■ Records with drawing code

--------

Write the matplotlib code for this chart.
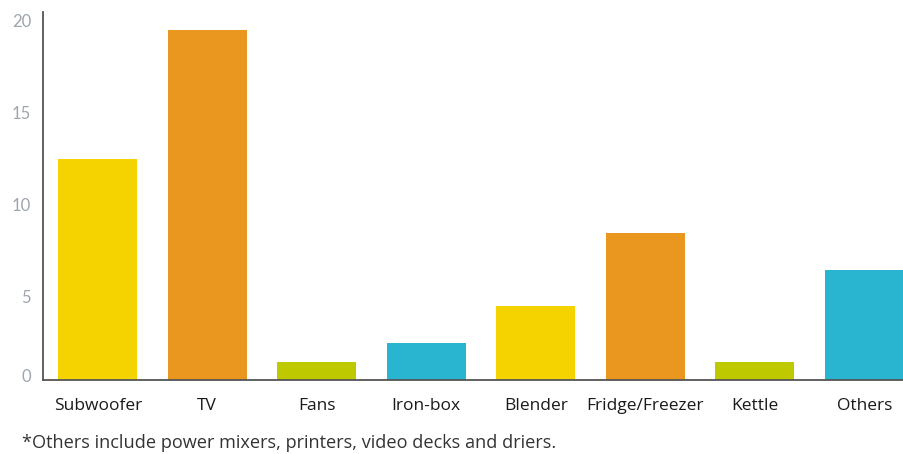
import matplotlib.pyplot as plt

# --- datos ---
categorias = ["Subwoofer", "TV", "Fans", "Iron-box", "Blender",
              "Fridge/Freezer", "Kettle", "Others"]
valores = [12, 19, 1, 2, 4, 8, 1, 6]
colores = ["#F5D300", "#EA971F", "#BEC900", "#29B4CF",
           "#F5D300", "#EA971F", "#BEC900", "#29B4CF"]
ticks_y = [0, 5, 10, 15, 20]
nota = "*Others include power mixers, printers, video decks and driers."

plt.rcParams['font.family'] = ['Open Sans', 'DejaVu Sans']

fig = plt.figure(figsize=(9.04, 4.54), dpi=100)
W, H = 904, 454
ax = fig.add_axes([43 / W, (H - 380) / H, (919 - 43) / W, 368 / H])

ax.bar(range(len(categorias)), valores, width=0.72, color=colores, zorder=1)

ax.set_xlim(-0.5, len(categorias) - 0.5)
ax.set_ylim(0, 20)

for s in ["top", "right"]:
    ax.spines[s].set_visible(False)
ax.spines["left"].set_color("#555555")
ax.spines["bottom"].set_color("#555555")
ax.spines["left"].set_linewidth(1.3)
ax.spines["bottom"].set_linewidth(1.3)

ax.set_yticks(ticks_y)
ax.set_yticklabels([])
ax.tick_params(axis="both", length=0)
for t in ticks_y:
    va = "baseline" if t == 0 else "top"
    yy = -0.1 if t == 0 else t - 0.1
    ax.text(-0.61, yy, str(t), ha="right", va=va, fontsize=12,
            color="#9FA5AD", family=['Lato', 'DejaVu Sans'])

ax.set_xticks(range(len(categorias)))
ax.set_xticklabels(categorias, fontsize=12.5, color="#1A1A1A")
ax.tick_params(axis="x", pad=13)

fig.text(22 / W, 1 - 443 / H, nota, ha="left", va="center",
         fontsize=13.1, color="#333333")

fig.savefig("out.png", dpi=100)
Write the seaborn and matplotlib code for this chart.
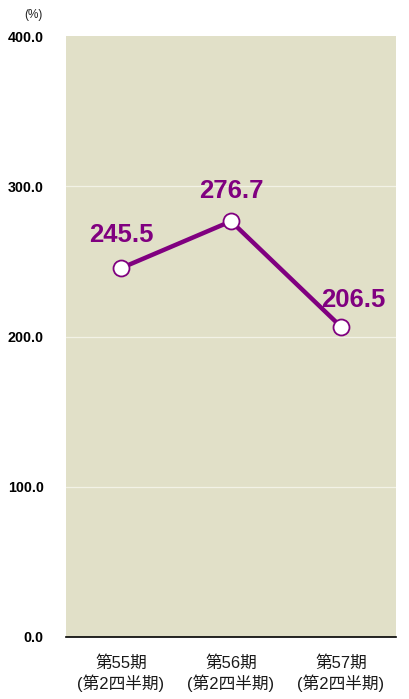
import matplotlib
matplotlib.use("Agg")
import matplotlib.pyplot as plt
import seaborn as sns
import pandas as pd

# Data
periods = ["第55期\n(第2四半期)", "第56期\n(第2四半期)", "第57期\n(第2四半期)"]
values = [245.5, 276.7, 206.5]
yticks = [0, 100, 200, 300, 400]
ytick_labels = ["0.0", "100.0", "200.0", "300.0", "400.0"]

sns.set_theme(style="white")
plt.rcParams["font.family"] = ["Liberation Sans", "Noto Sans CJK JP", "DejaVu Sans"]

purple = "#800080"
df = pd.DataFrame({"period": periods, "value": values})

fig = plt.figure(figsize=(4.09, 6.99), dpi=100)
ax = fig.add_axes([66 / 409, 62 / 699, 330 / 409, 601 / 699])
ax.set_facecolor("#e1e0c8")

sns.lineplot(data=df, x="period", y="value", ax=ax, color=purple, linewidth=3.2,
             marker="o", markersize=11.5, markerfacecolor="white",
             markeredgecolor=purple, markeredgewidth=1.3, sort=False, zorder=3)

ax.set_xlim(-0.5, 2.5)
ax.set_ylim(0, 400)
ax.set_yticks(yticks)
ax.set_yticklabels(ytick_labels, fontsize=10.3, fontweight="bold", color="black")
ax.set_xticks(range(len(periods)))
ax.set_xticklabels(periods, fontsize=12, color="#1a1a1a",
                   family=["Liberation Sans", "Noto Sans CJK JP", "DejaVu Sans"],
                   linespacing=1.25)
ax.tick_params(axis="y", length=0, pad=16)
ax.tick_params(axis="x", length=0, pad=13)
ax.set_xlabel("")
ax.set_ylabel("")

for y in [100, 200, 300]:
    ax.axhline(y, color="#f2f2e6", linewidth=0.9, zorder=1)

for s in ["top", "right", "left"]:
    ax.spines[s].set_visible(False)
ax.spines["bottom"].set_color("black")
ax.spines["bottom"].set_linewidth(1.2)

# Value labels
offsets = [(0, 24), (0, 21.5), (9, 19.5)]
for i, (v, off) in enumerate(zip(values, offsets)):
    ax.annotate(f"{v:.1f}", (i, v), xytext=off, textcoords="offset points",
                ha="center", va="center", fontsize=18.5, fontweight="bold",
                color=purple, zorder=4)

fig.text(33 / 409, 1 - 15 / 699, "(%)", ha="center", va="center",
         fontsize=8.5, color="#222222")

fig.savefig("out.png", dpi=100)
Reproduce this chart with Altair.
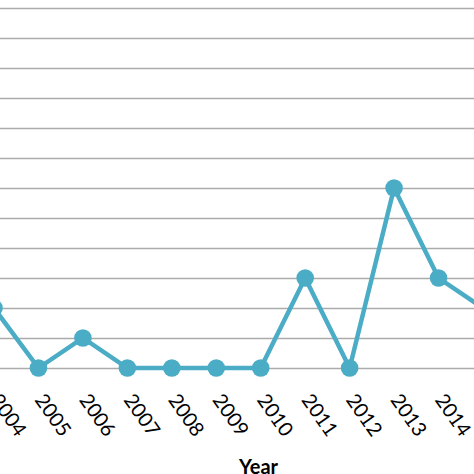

--------

■ WHAT YOU SHOULD DO
Would you set down the listing exactly, omitting pictures?

■ TASK SOLUTION
Write the matplotlib code for this chart.
import matplotlib.pyplot as plt

# --- datos ---
categorias = ["Subwoofer", "TV", "Fans", "Iron-box", "Blender",
              "Fridge/Freezer", "Kettle", "Others"]
valores = [12, 19, 1, 2, 4, 8, 1, 6]
colores = ["#F5D300", "#EA971F", "#BEC900", "#29B4CF",
           "#F5D300", "#EA971F", "#BEC900", "#29B4CF"]
ticks_y = [0, 5, 10, 15, 20]
nota = "*Others include power mixers, printers, video decks and driers."

plt.rcParams['font.family'] = ['Open Sans', 'DejaVu Sans']

fig = plt.figure(figsize=(9.04, 4.54), dpi=100)
W, H = 904, 454
ax = fig.add_axes([43 / W, (H - 380) / H, (919 - 43) / W, 368 / H])

ax.bar(range(len(categorias)), valores, width=0.72, color=colores, zorder=1)

ax.set_xlim(-0.5, len(categorias) - 0.5)
ax.set_ylim(0, 20)

for s in ["top", "right"]:
    ax.spines[s].set_visible(False)
ax.spines["left"].set_color("#555555")
ax.spines["bottom"].set_color("#555555")
ax.spines["left"].set_linewidth(1.3)
ax.spines["bottom"].set_linewidth(1.3)

ax.set_yticks(ticks_y)
ax.set_yticklabels([])
ax.tick_params(axis="both", length=0)
for t in ticks_y:
    va = "baseline" if t == 0 else "top"
    yy = -0.1 if t == 0 else t - 0.1
    ax.text(-0.61, yy, str(t), ha="right", va=va, fontsize=12,
            color="#9FA5AD", family=['Lato', 'DejaVu Sans'])

ax.set_xticks(range(len(categorias)))
ax.set_xticklabels(categorias, fontsize=12.5, color="#1A1A1A")
ax.tick_params(axis="x", pad=13)

fig.text(22 / W, 1 - 443 / H, nota, ha="left", va="center",
         fontsize=13.1, color="#333333")

fig.savefig("out.png", dpi=100)
Write the seaborn and matplotlib code for this chart.
import matplotlib
matplotlib.use("Agg")
import matplotlib.pyplot as plt
import seaborn as sns
import pandas as pd

# Data
periods = ["第55期\n(第2四半期)", "第56期\n(第2四半期)", "第57期\n(第2四半期)"]
values = [245.5, 276.7, 206.5]
yticks = [0, 100, 200, 300, 400]
ytick_labels = ["0.0", "100.0", "200.0", "300.0", "400.0"]

sns.set_theme(style="white")
plt.rcParams["font.family"] = ["Liberation Sans", "Noto Sans CJK JP", "DejaVu Sans"]

purple = "#800080"
df = pd.DataFrame({"period": periods, "value": values})

fig = plt.figure(figsize=(4.09, 6.99), dpi=100)
ax = fig.add_axes([66 / 409, 62 / 699, 330 / 409, 601 / 699])
ax.set_facecolor("#e1e0c8")

sns.lineplot(data=df, x="period", y="value", ax=ax, color=purple, linewidth=3.2,
             marker="o", markersize=11.5, markerfacecolor="white",
             markeredgecolor=purple, markeredgewidth=1.3, sort=False, zorder=3)

ax.set_xlim(-0.5, 2.5)
ax.set_ylim(0, 400)
ax.set_yticks(yticks)
ax.set_yticklabels(ytick_labels, fontsize=10.3, fontweight="bold", color="black")
ax.set_xticks(range(len(periods)))
ax.set_xticklabels(periods, fontsize=12, color="#1a1a1a",
                   family=["Liberation Sans", "Noto Sans CJK JP", "DejaVu Sans"],
                   linespacing=1.25)
ax.tick_params(axis="y", length=0, pad=16)
ax.tick_params(axis="x", length=0, pad=13)
ax.set_xlabel("")
ax.set_ylabel("")

for y in [100, 200, 300]:
    ax.axhline(y, color="#f2f2e6", linewidth=0.9, zorder=1)

for s in ["top", "right", "left"]:
    ax.spines[s].set_visible(False)
ax.spines["bottom"].set_color("black")
ax.spines["bottom"].set_linewidth(1.2)

# Value labels
offsets = [(0, 24), (0, 21.5), (9, 19.5)]
for i, (v, off) in enumerate(zip(values, offsets)):
    ax.annotate(f"{v:.1f}", (i, v), xytext=off, textcoords="offset points",
                ha="center", va="center", fontsize=18.5, fontweight="bold",
                color=purple, zorder=4)

fig.text(33 / 409, 1 - 15 / 699, "(%)", ha="center", va="center",
         fontsize=8.5, color="#222222")

fig.savefig("out.png", dpi=100)
Reproduce this chart with Altair.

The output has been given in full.